Question

Twice the sum of a number and 2 is equal to three times the difference of the number and 9. Find the number.

Answer

**step1** Understanding the problem statement

The problem asks us to find an unknown number. It describes a relationship where two different calculations involving this number result in the same value. We need to figure out what this unknown number is.

**step2** Breaking down the first expression

The first expression is "Twice the sum of a number and 2".
First, we consider "the sum of a number and 2". This means we take the unknown number and add 2 to it.
Next, we consider "Twice" this sum. This means we take the result of "the number plus 2" and multiply it by 2.
So, this can be thought of as (the number + 2) + (the number + 2).
If we combine these, we have two times the number, and two times 2.
Two times 2 is 4.
Therefore, the first expression is equivalent to "two times the number plus 4".

**step3** Breaking down the second expression

The second expression is "three times the difference of the number and 9".
First, we consider "the difference of the number and 9". This means we take the unknown number and subtract 9 from it.
Next, we consider "three times" this difference. This means we take the result of "the number minus 9" and multiply it by 3.
So, this can be thought of as (the number - 9) + (the number - 9) + (the number - 9).
If we combine these, we have three times the number, and three times we subtract 9.
Three times 9 is 27.
Therefore, the second expression is equivalent to "three times the number minus 27".

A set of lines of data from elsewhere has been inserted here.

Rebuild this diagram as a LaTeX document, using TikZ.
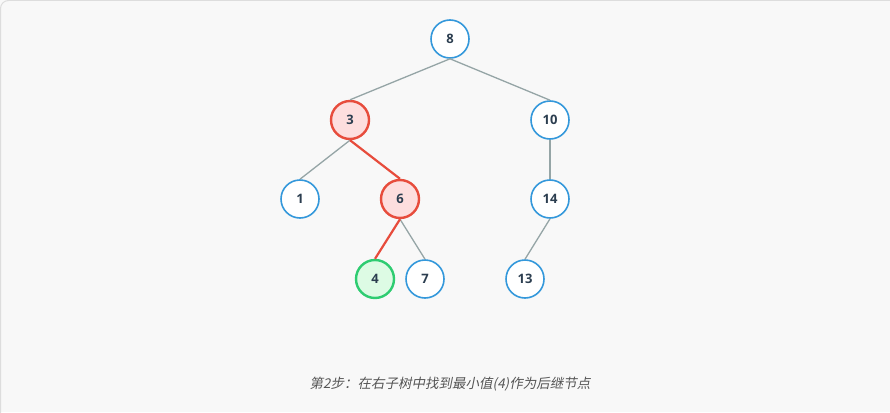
\documentclass[tikz,border=0pt]{standalone}
\usepackage{fontspec}
\setmainfont{Open Sans}
\newfontfamily\cjk[FakeSlant=0.2]{Noto Sans CJK SC}
\usepackage{tikz}
\usetikzlibrary{positioning}
\definecolor{bgpanel}{HTML}{F8F8F8}
\definecolor{panelline}{HTML}{DDDDDD}
\definecolor{nodeblue}{HTML}{3498DB}
\definecolor{pathred}{HTML}{E74C3C}
\definecolor{redfill}{HTML}{FDDEDE}
\definecolor{succgreen}{HTML}{2ECC71}
\definecolor{greenfill}{HTML}{DDFBE4}
\definecolor{edgegray}{HTML}{95A5A6}
\definecolor{textdark}{HTML}{2C3E50}
\definecolor{captiongray}{HTML}{555555}
\tikzset{
  bst/.style={circle, draw=nodeblue, line width=1.6pt, fill=white, minimum size=38pt,
    inner sep=0pt, text=textdark, font=\fontsize{13}{14}\selectfont\bfseries},
  onpath/.style={bst, draw=pathred, line width=2.4pt, fill=redfill},
  found/.style={bst, draw=succgreen, line width=2.4pt, fill=greenfill},
  tree/.style={draw=edgegray, line width=1.3pt},
  walk/.style={draw=pathred, line width=2.2pt}
}
\begin{document}
\begin{tikzpicture}[x=1pt,y=-1pt]
  % panel background
  \useasboundingbox (0,0) rectangle (890,412);
  \fill[bgpanel] (0,0) rectangle (890,412);
  \begin{scope}
    \clip (0,0) rectangle (890,412);
    \draw[panelline, line width=1pt, rounded corners=8pt] (0.5,0.5) rectangle (900,430);
  \end{scope}
  % nodes of the tree
  \node[bst]     (n8)  at (450,39)  {8};
  \node[onpath]  (n3)  at (350,120) {3};
  \node[bst]     (n10) at (550,120) {10};
  \node[bst]     (n1)  at (300,199) {1};
  \node[onpath]  (n6)  at (400,199) {6};
  \node[bst]     (n14) at (550,199) {14};
  \node[found]   (n4)  at (375,279) {4};
  \node[bst]     (n7)  at (425,279) {7};
  \node[bst]     (n13) at (525,279) {13};
  % edges, bottom of parent to top of child
  \draw[tree] (n8.south) -- (n3.north);
  \draw[tree] (n8.south) -- (n10.north);
  \draw[tree] (n3.south) -- (n1.north);
  \draw[tree] (n6.south) -- (n7.north);
  \draw[tree] (n10.south) -- (n14.north);
  \draw[tree] (n14.south) -- (n13.north);
  % search path in the right subtree
  \draw[walk] (n3.south) -- (n6.north);
  \draw[walk] (n6.south) -- (n4.north);
  % caption
  \node[text=captiongray, font=\cjk\fontsize{13.5}{16}\selectfont] (caption) at (450,384)
    {第2步：在右子树中找到最小值(4)作为后继节点};
\end{tikzpicture}
\end{document}
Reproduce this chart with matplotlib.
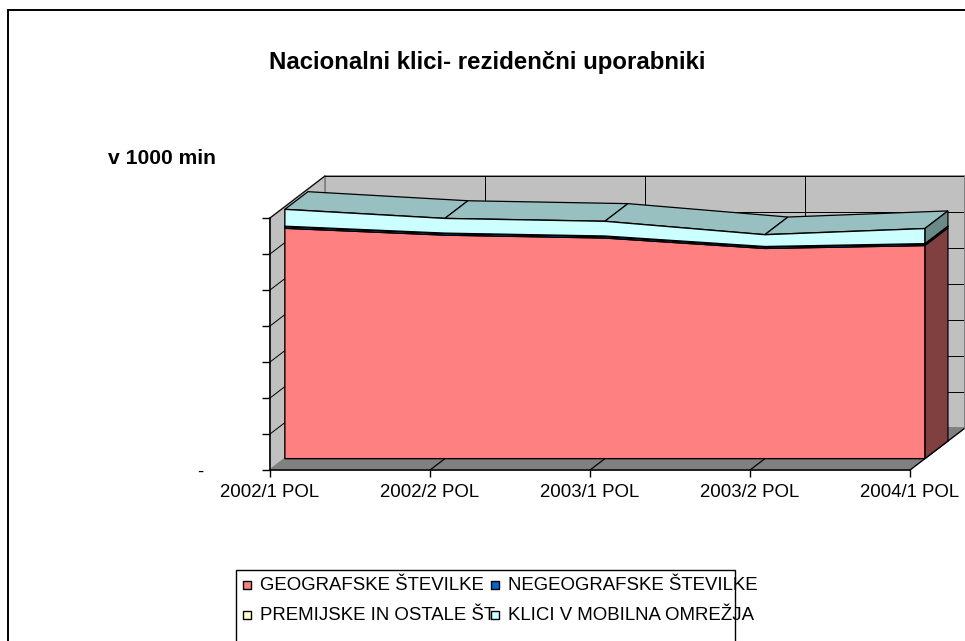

**step4** Equating the expressions and finding the number

The problem states that the first expression is equal to the second expression.
So, "two times the number plus 4" is equal to "three times the number minus 27".
Let's compare these two equal quantities.
On one side, we have "two times the number" and an additional 4.
On the other side, we have "three times the number" but 27 has been taken away from it.
Imagine we remove "two times the number" from both sides, since both sides contain at least "two times the number".
After removing "two times the number":
The first side is left with just 4.
The second side is left with "one time the number" (because three times the number minus two times the number leaves one time the number) minus 27.
So, we can say that 4 is equal to "the number minus 27".
To find "the number", we need to figure out what number, when 27 is subtracted from it, results in 4.
This means the number must be 27 greater than 4.
We add 4 and 27: $$4 + 27 = 31$$.
Thus, the number is 31.

**step5** Verifying the solution

Let's check if our number, 31, makes both original expressions equal.
For the first expression: "Twice the sum of 31 and 2".
The sum of 31 and 2 is $$31 + 2 = 33$$.
Twice this sum is $$2 \times 33 = 66$$.
For the second expression: "Three times the difference of 31 and 9".
The difference of 31 and 9 is $$31 - 9 = 22$$.
Three times this difference is $$3 \times 22 = 66$$.
Since both calculations result in 66, our found number, 31, is correct.